Agile Methodology Extreme Programming

A Beginner's Guide to Extreme Programming

by Bjorn W.

Traditional project management practices are no longer relevant in today's fast and competitive environment, and IT professionals have to find new methods for managing their development tasks constantly. To address the growing challenges of the software community, a group of 17 software experts introduced the philosophy of Agile Project Management which is based on the principles of fast, flexible and collaboration focused software development and formed a vital component of the Agile Manifesto. Extreme Programming (XP) is one of the Agile frameworks which focuses on the technical aspects of software development widely used by IT companies. Let's delve a bit into detail to learn more about Extreme programming and know its history along with how it can be used in the software development process.

What is Extreme Programming?

Extreme Programming is a methodology in software engineering, and it differs from traditional methods by laying more emphasis on adaptability than predictability similar to most of the agile methods. The primary focus of XP is to improve the quality of the software and its responsiveness to meet the changing customer requirements. Just like agile methodology, Extreme Programming relies on shorter development cycles with more frequent releases that are intended to boost productivity and has checkpoints for incorporating the customer requirements in different stages.

Extreme programming takes some of the best practices of traditional software engineering to the extreme levels which is why it gets this name. The most distinctive feature of this methodology is doing programming in pairs, extensive code reviewing, doing unit testing of all codes, avoidance of programming of functions until it’s needed. The other vital elements of extreme programming are the simplicity of code and clarity, flat management structure, anticipating changes in customer demands which leads to a better understanding of their problems.

Origin and history of Extreme Programming

In the 1990’s, there were two significant influences which shaped software development, where on one hand object-oriented programming took precedence over procedural programming and was widely favored by the industry. The dot-com boom and the rise of the Internet focused on company growth and speed-to-market along with changing business requirements preferred shorter product life cycles, and traditional software development was found to be incompatible with them. As a result, information regarding the principles and practices of Extreme Programming was shared through discussions across WikiWikiWeb, and different contributors came up with unique ideas which resulted in spin-off agile methodologies.

Kent Beck conceived extreme Programming while he was working on the Chrysler Comprehensive Compensation System(C3 payroll project)and in March 1993, he took over as the Project Leader and started the process of refining the development methodology. He also wrote a series of books on Extreme Programming and shared his ideas and concepts with a broader audience.
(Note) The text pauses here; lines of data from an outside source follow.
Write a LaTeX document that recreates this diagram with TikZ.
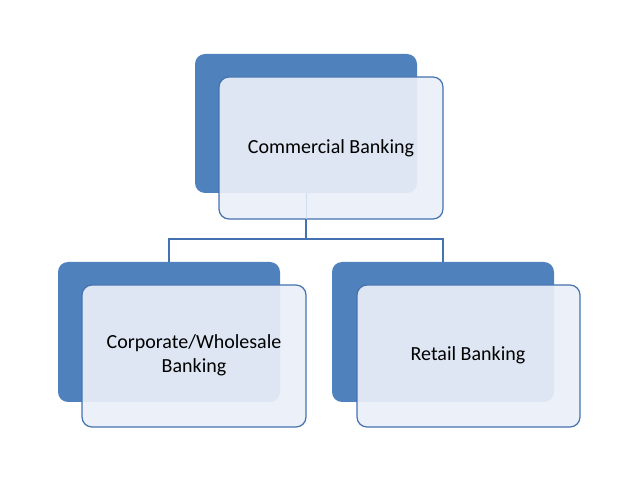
\documentclass[tikz,border=0pt]{standalone}
\usepackage{fontspec}
\setmainfont{Carlito}
\definecolor{dk}{HTML}{4F81BD}
\definecolor{lt}{HTML}{EAEFF7}
\definecolor{ln}{HTML}{4472B0}
\begin{document}
\begin{tikzpicture}[x=1pt,y=-1pt,
 back/.style={fill=dk,rounded corners=10pt},
 front/.style={draw=ln,line width=1.2pt,fill=lt,fill opacity=0.92,text opacity=1,rounded corners=10pt},
 conn/.style={draw=ln,line width=1.2pt},
 lbl/.style={font=\fontsize{20}{24}\selectfont,align=center}]
\useasboundingbox (0,0) rectangle (638,478);
% top
\fill[back] (195,54) rectangle (417,193);
\draw[front] (219,77) rectangle (443,219);
\node[lbl] (top) at (331,148) {Commercial Banking};
% left
\fill[back] (58,262) rectangle (280,402);
\draw[front] (82,285) rectangle (306,427);
\node[lbl] (left) at (194,355) {Corporate/Wholesale\\Banking};
% right
\fill[back] (332,262) rectangle (554,402);
\draw[front] (357,285) rectangle (580,427);
\node[lbl] (right) at (468,355) {Retail Banking};
% connectors
\coordinate (a) at (306,193);
\coordinate (b) at (306,239);
\coordinate (c) at (169,239);
\coordinate (d) at (443,239);
\coordinate (e) at (169,262);
\coordinate (f) at (443,262);
\draw[draw=ln!25,line width=1pt] (a) -- (306,219);
\draw[conn] (306,219) -- (b);
\draw[conn] (e) -- (c) -- (d) -- (f);
\end{tikzpicture}
\end{document}
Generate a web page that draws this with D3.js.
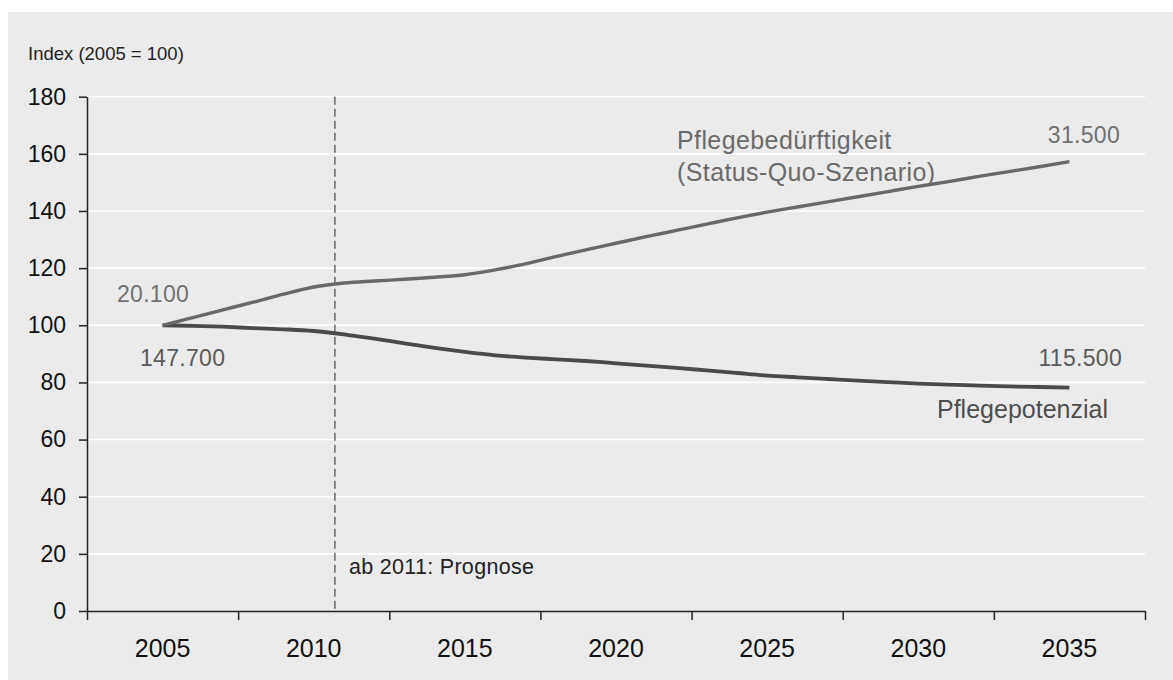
<!DOCTYPE html>
<html>
<head>
<meta charset="utf-8">
<script src="https://cdn.jsdelivr.net/npm/d3@7"></script>
<style>
  html, body { margin: 0; padding: 0; background: #ffffff; }
  svg { display: block; font-family: "Liberation Sans", Arial, sans-serif; }
</style>
</head>
<body>
<svg id="chart" width="1173" height="680"></svg>
<script>
// ---------- data ----------
const years = [2005, 2006, 2007, 2008, 2009, 2010, 2011, 2012, 2013, 2014,
               2015, 2016, 2017, 2018, 2019, 2020, 2021, 2022, 2023, 2024,
               2025, 2026, 2027, 2028, 2029, 2030, 2031, 2032, 2033, 2034, 2035];
const pflegebeduerftigkeit = [100.0, 102.7, 105.4, 108.1, 110.9, 113.4, 114.8, 115.5, 116.1, 116.8,
                              117.7, 119.4, 121.5, 124.0, 126.4, 128.7, 131.0, 133.2, 135.4, 137.6,
                              139.6, 141.4, 143.2, 145.0, 146.8, 148.6, 150.3, 152.1, 153.8, 155.5, 157.3];
const pflegepotenzial = [100.0, 99.8, 99.5, 99.0, 98.6, 98.0, 96.8, 95.3, 93.7, 92.1,
                         90.7, 89.5, 88.7, 88.1, 87.5, 86.7, 85.9, 85.1, 84.2, 83.3,
                         82.4, 81.8, 81.2, 80.6, 80.1, 79.6, 79.2, 78.9, 78.6, 78.4, 78.2];
const xTickLabels = ["2005", "2010", "2015", "2020", "2025", "2030", "2035"];
const yTicks = [0, 20, 40, 60, 80, 100, 120, 140, 160, 180];
const prognoseStart = 2010.7;
const endLabels = { start1: "20.100", start2: "147.700", end1: "31.500", end2: "115.500" };

// ---------- layout ----------
const svg = d3.select("#chart");
const pLeft = 87, pRight = 1145, pTop = 96.7, pBottom = 611;

svg.append("rect").attr("x", 8).attr("y", 12).attr("width", 1173 - 8).attr("height", 680 - 12)
  .attr("fill", "#ebebeb");

const yScale = d3.scaleLinear().domain([0, 180]).range([pBottom, pTop]);
const xBand = d3.scaleBand().domain(xTickLabels).range([pLeft, pRight]);
const bandYears = 5;
const x = d3.scaleLinear()
  .domain([+xTickLabels[0] - bandYears / 2, +xTickLabels[xTickLabels.length - 1] + bandYears / 2])
  .range([pLeft, pRight]);

// gridlines
svg.append("g").selectAll("line").data(yTicks.filter(d => d > 0)).join("line")
  .attr("x1", pLeft).attr("x2", pRight)
  .attr("y1", d => yScale(d)).attr("y2", d => yScale(d))
  .attr("stroke", "#ffffff").attr("stroke-width", 1.6);

// prognosis dashed line
svg.append("line")
  .attr("x1", x(prognoseStart)).attr("x2", x(prognoseStart))
  .attr("y1", yScale(180)).attr("y2", yScale(0))
  .attr("stroke", "#707070").attr("stroke-width", 1.6)
  .attr("stroke-dasharray", "8,4");

// y axis
const yAxis = svg.append("g").attr("transform", `translate(${pLeft},0)`)
  .call(d3.axisLeft(yScale).tickValues(yTicks).tickSize(8).tickSizeOuter(0).tickPadding(13));
yAxis.selectAll("text").attr("font-size", 23).attr("fill", "#111")
  .attr("font-family", "'Liberation Sans', Arial, sans-serif");
yAxis.selectAll("line, path").attr("stroke", "#222").attr("stroke-width", 1.5);

// x axis: tick marks at band boundaries
const boundaries = xTickLabels.map(d => +d - bandYears / 2).concat([+xTickLabels[xTickLabels.length - 1] + bandYears / 2]);
const xAxisTicks = svg.append("g").attr("transform", `translate(0,${pBottom})`)
  .call(d3.axisBottom(x).tickValues(boundaries).tickSize(9).tickSizeOuter(0).tickFormat(""));
xAxisTicks.selectAll("line, path").attr("stroke", "#222").attr("stroke-width", 1.5);

// x axis labels centred in bands
const xAxisLabels = svg.append("g").attr("transform", `translate(0,${pBottom})`)
  .call(d3.axisBottom(xBand).tickSize(0).tickPadding(28));
xAxisLabels.select(".domain").remove();
xAxisLabels.selectAll("text").attr("font-size", 25).attr("fill", "#111")
  .attr("font-family", "'Liberation Sans', Arial, sans-serif");

// lines
const line = d3.line().x(d => x(d[0])).y(d => yScale(d[1])).curve(d3.curveMonotoneX);
svg.append("path").datum(years.map((yr, i) => [yr, pflegepotenzial[i]]))
  .attr("d", line).attr("fill", "none").attr("stroke", "#4a4a4a").attr("stroke-width", 3.8)
  .attr("stroke-linejoin", "round");
svg.append("path").datum(years.map((yr, i) => [yr, pflegebeduerftigkeit[i]]))
  .attr("d", line).attr("fill", "none").attr("stroke", "#686868").attr("stroke-width", 3.4)
  .attr("stroke-linejoin", "round");

// texts
const txt = (s, px, py, size, fill, anchor) => svg.append("text")
  .attr("x", px).attr("y", py).attr("font-size", size).attr("fill", fill)
  .attr("text-anchor", anchor || "start").text(s);

txt("Index (2005 = 100)", 28, 60, 18.5, "#222");
txt("Pflegebedürftigkeit", 677, 149, 25, "#6a6a6a").attr("letter-spacing", 0.4);
txt("(Status-Quo-Szenario)", 677, 181, 25, "#6a6a6a").attr("letter-spacing", 0.4);
txt(endLabels.end1, 1120, 143, 23, "#707070", "end").attr("letter-spacing", 0.3);
txt(endLabels.start1, 117, 302, 23, "#707070").attr("letter-spacing", 0.3);
txt(endLabels.start2, 140, 366, 23, "#5a5a5a").attr("letter-spacing", 0.3);
txt(endLabels.end2, 1122, 366, 23, "#5a5a5a", "end").attr("letter-spacing", 0.3);
txt("Pflegepotenzial", 937, 418, 25, "#4e4e4e");
txt("ab 2011: Prognose", 349, 574, 21.5, "#222").attr("letter-spacing", 0.3);
</script>
</body>
</html>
Activities performed in Extreme Programming.

There are mainly four activities that need to be performed in the software development process as described under Extreme Programming which is as follows:

Coding

According to the advocates of Extreme Programming, the most critical component of the process of system development is the code. Coding is essential for communicating ideas about issues related to programming. Thus, a programmer who may be facing a challenging programming issue may be able to explain it to the team of other programmers using a simplified code to pinpoint towards the problems faced by him in a clear and concise manner. This helps the other programmers to share their feedback on the subject by coding their ideas as well.

Testing

The proponents of Extreme Programming believe that if a few tests can eliminate flaws in the program, then frequent testing can determine more defects to give better results. Unit tests are mainly performed to assess if the features are working according to their specifications. Programmers write as many automated tests as much as possible, and if all of them prove to be successful, then the coding is regarded to be complete. Besides, every piece of code which is written is tested thoroughly before going ahead with the next feature. Acceptance testing is done to ascertain that the programmers understand the requirements and in turn can satisfy the actual customer requirements. Initially, even system-wide integration was also encouraged on a regular basis, but later their frequency was reduced based on the stability of the overall system interfaces.

Listening

Programmers need to carefully listen to their customers to understand what type of business logic may be required for the system to perform the actions intended by them. It’s vital to understand their requirements so that they can provide feedback to them regarding the technical aspects of the problem and whether they can be solved or not.

Designing

It’s assumed that system development would only require activities such as coding, testing and listening to be performed well to result in a working system which may not always be right. Without design, the system can get too complicated, and the dependencies within the system may no longer be apparent. Hence to prevent such issues, it is best to create a design structure that helps to organize logic into the system. It’s always preferable to have a good design for the system as it can assist in avoiding dependencies in the order, where making changes in one part of the system will not have any bearing on the other parts of the system.